El maestro es el celebrante de un rito singular. Opera sobre sus discípulos mediante aquello mismo que a él lo convierte en quien es. Es así como la alegría de aprender se convierte en la alegría de transmitir. De este modo se interna en el corazón de sus oyentes hasta hacer de ellos interlocutores. Habitante de sus ideas, el maestro promueve en quienes lo escuchan, esa misma necesidad de protagonizar plenamente lo que se dice.
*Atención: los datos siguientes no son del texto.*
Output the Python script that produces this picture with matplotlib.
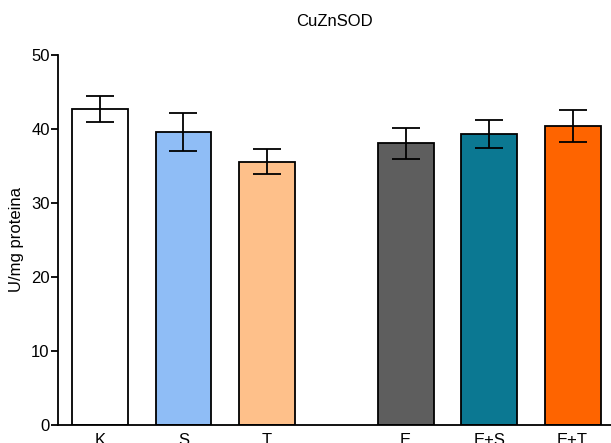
import numpy as np
import matplotlib
matplotlib.use('Agg')
import matplotlib.pyplot as plt

plt.rcParams['font.family'] = ['Liberation Sans', 'DejaVu Sans']

# dane
grupy = ['K', 'S', 'T', 'E', 'E+S', 'E+T']
pozycje = [0, 1, 2, 3.66, 4.66, 5.66]
srednie = [42.7, 39.6, 35.6, 38.1, 39.3, 40.4]
bledy = [1.8, 2.6, 1.7, 2.1, 1.9, 2.2]
kolory = ['#ffffff', '#8fbdf6', '#fec08a', '#5e5e5e', '#0b7892', '#fe6400']

fig = plt.figure(figsize=(6.11, 4.43), dpi=100)
ax = fig.add_axes([58/611, 18/443, 1 - 58/611, 370/443])

ax.bar(pozycje, srednie, width=0.67, color=kolory, edgecolor='black', linewidth=1.3, zorder=2)
ax.errorbar(pozycje, srednie, yerr=bledy, fmt='none', ecolor='black',
            elinewidth=1.3, capsize=10, capthick=1.3, zorder=3)

ax.set_xlim(-0.503, 6.12)
ax.set_ylim(0, 50)
ax.set_yticks([0, 10, 20, 30, 40, 50])
ax.set_xticks(pozycje)
ax.set_xticklabels(grupy)
ax.tick_params(axis='x', length=0, pad=6, labelsize=12)
ax.tick_params(axis='y', length=5, width=1.3, pad=1, labelsize=12)
for s in ['top', 'right']:
    ax.spines[s].set_visible(False)
ax.spines['left'].set_linewidth(1.3)
ax.spines['bottom'].set_linewidth(1.3)

ax.set_ylabel('U/mg proteina', fontsize=12, labelpad=5)
ax.set_title('CuZnSOD', fontsize=12, pad=21)

fig.savefig('out.png', dpi=100)
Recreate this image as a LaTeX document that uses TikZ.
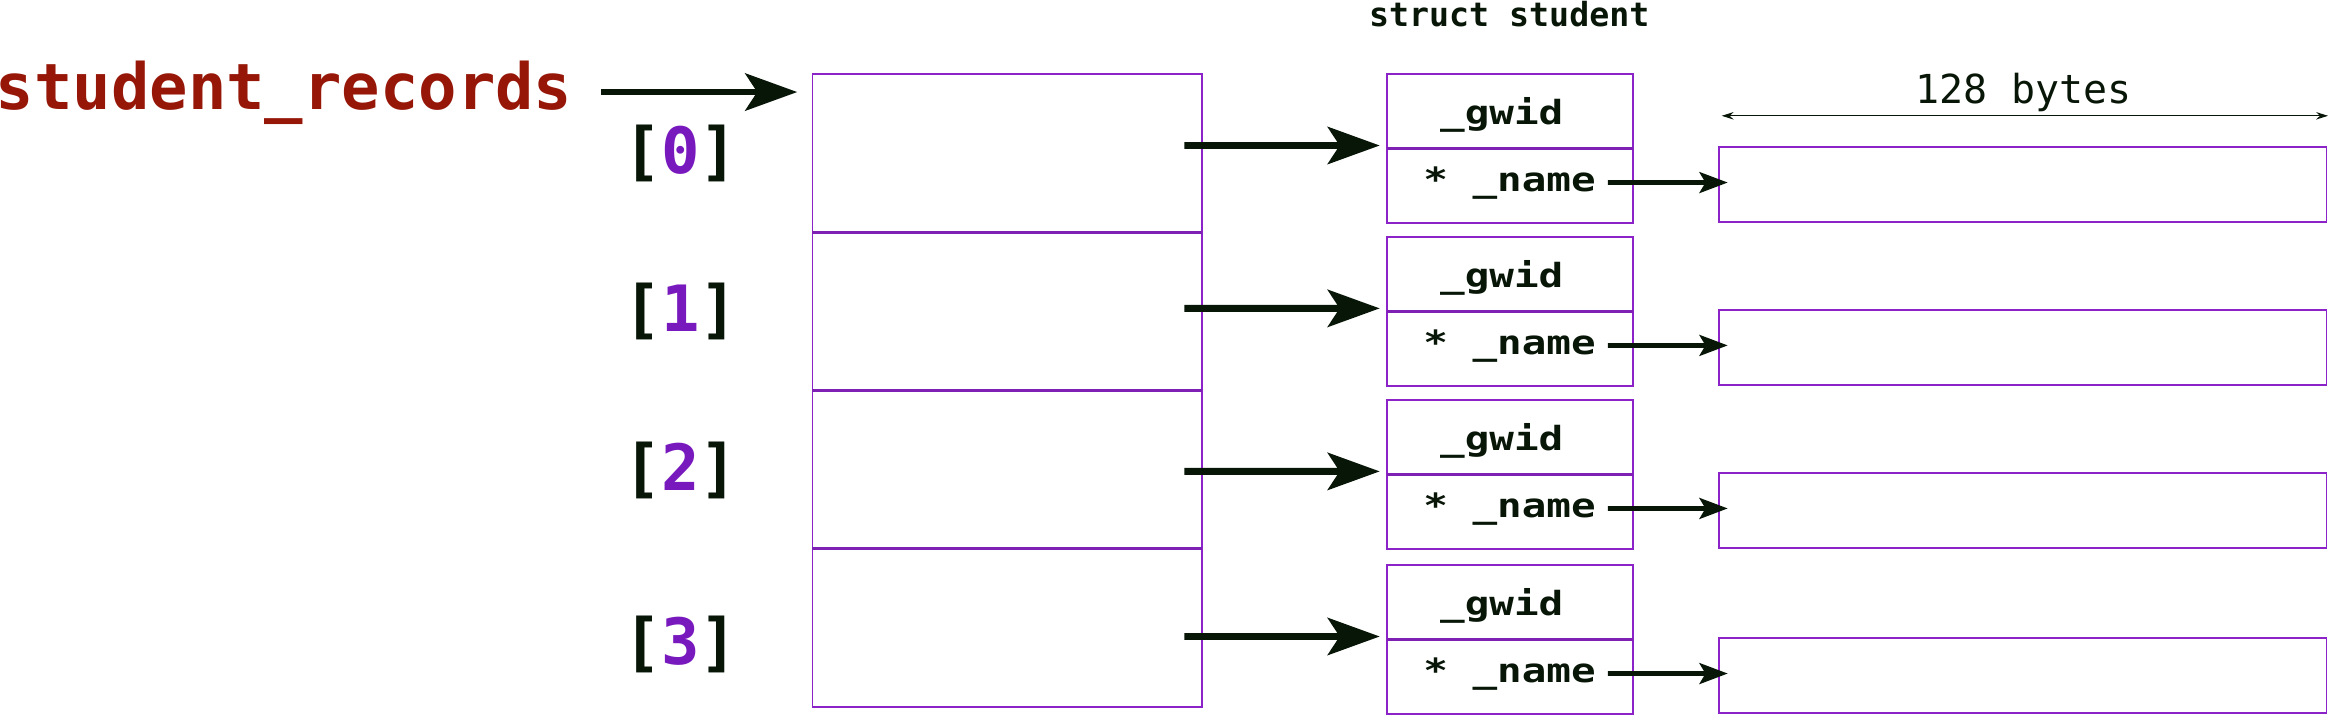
\documentclass[tikz,border=0pt]{standalone}
\usepackage{fontspec}
\newfontfamily\dvm{DejaVu Sans Mono}
\usetikzlibrary{arrows.meta}
\definecolor{recred}{RGB}{150,22,8}
\definecolor{boxpurple}{RGB}{140,35,200}
\definecolor{digpurple}{RGB}{120,25,190}
\definecolor{inkc}{RGB}{8,22,8}
\tikzset{
  cellbox/.style={draw=boxpurple, line width=1.1pt, minimum width=262.2pt, minimum height=106.55pt, anchor=north west, inner sep=0pt, outer sep=0pt},
  fieldbox/.style={draw=boxpurple, line width=1.1pt, minimum width=166pt, minimum height=50.2pt, anchor=north west, inner sep=0pt, outer sep=0pt},
  bufbox/.style={draw=boxpurple, line width=1.1pt, minimum width=409pt, minimum height=50.5pt, anchor=north west, inner sep=0pt, outer sep=0pt},
  divline/.style={draw=boxpurple!90!black, line width=2pt},
  bigarrow/.style={draw=inkc, line width=4.6pt, -{Stealth[length=35pt,width=25pt,inset=8pt]}},
  smallarrow/.style={draw=inkc, line width=3.2pt, -{Stealth[length=19pt,width=14pt,inset=4pt]}},
  dimarrow/.style={draw=inkc, line width=0.9pt, {Stealth[length=8pt,width=5pt]}-{Stealth[length=8pt,width=5pt]}},
  fieldtext/.style={anchor=base, inner sep=0pt, text=inkc, font=\dvm\bfseries\fontsize{22.4}{24}\selectfont},
  idxtext/.style={anchor=base, inner sep=0pt, text=inkc, font=\dvm\bfseries\fontsize{43}{45}\selectfont},
}
\begin{document}
\begin{tikzpicture}[x=1pt,y=-1pt]
\useasboundingbox (0,0) rectangle (1568,481.58);
% title
\node[anchor=base west, inner sep=0pt, text=recred, font=\dvm\bfseries\fontsize{43}{45}\selectfont] (title) at (-3,74) {student\_records};
\node[anchor=base, inner sep=0pt, text=inkc, font=\dvm\bfseries\fontsize{22.4}{24}\selectfont] (structlbl) at (1016.5,18) {struct student};
\node[anchor=base, inner sep=0pt, text=inkc, font=\dvm\fontsize{26.9}{28}\selectfont] (byteslbl) at (1363,69.6) {128 bytes};
% array cells
\foreach \i/\t in {0/49.8,1/156.35,2/262.9,3/369.45}{
  \node[cellbox] (c\i) at (547.2,\t) {};
}
\foreach \i in {1,2,3}{
  \draw[divline] (c\i.north west) -- (c\i.north east);
}
% index labels
\node[idxtext] (i0) at (458.5,116.8) {[\textcolor{digpurple}{0}]};
\node[idxtext] (i1) at (458.5,223.3) {[\textcolor{digpurple}{1}]};
\node[idxtext] (i2) at (458.5,330.3) {[\textcolor{digpurple}{2}]};
\node[idxtext] (i3) at (458.5,447.8) {[\textcolor{digpurple}{3}]};
% struct boxes and buffers
\foreach \i/\t in {0/49.8,1/159.5,2/269.3,3/380.5}{
  \node[fieldbox] (g\i) at (934,\t) {};
  \node[fieldbox] (n\i) at (934,\t+50.2) {};
  \draw[divline] (n\i.north west) -- (n\i.north east);
  \node[bufbox] (r\i) at (1158,\t+49.2) {};
  \node[fieldtext] (gt\i) at (1011.5,\t+33.9) {\scalebox{1.23}[1]{\_gwid}};
  \node[fieldtext] (nt\i) at (1016.7,\t+50.2+28.8) {\scalebox{1.23}[1]{* \_name}};
  \coordinate (ps\i) at (797.7,\t+48.2);
  \coordinate (ns\i) at (1083,\t+73.2);
  \draw[bigarrow] (ps\i) -- ([xshift=-4.7pt,yshift=2pt]g\i.south west);
  \draw[smallarrow] (ns\i) -- ([xshift=5.7pt,yshift=1.3pt]r\i.west);
}
% pointer arrow
\coordinate (ptrstart) at (405,62);
\draw[bigarrow] (ptrstart) -- ([xshift=-10.2pt,yshift=-12.2pt]c0.north west);
% dimension arrow
\coordinate (dimL) at (1159.6,78);
\coordinate (dimR) at (1568,78);
\draw[dimarrow] (dimL) -- (dimR);
\end{tikzpicture}
\end{document}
Un verso, una sentencia, una frase musical, una fórmula matemática: todo aquello a lo que remite proviene de un saber previamente metabolizado por su sensibilidad.
Hace tiempo escribió Arthur Koestler: “Todos combatimos con solo media verdad contra una mentira entera.” Si de veras el maestro educa es porque sabe eludir una y otra vez el espejismo de lo inequívoco, esa ilusión que aspira a concebirse como certeza. Su fe en el papel que juega la interpretación proviene del valor que le adjudica como estímulo en el desarrollo del conocimiento personal.
Es en ese punto donde comulgan, sin confundirse nunca, algo de la verdad que se busca y mucho de la sensibilidad que el maestro anhela fortalecer en quien aprende.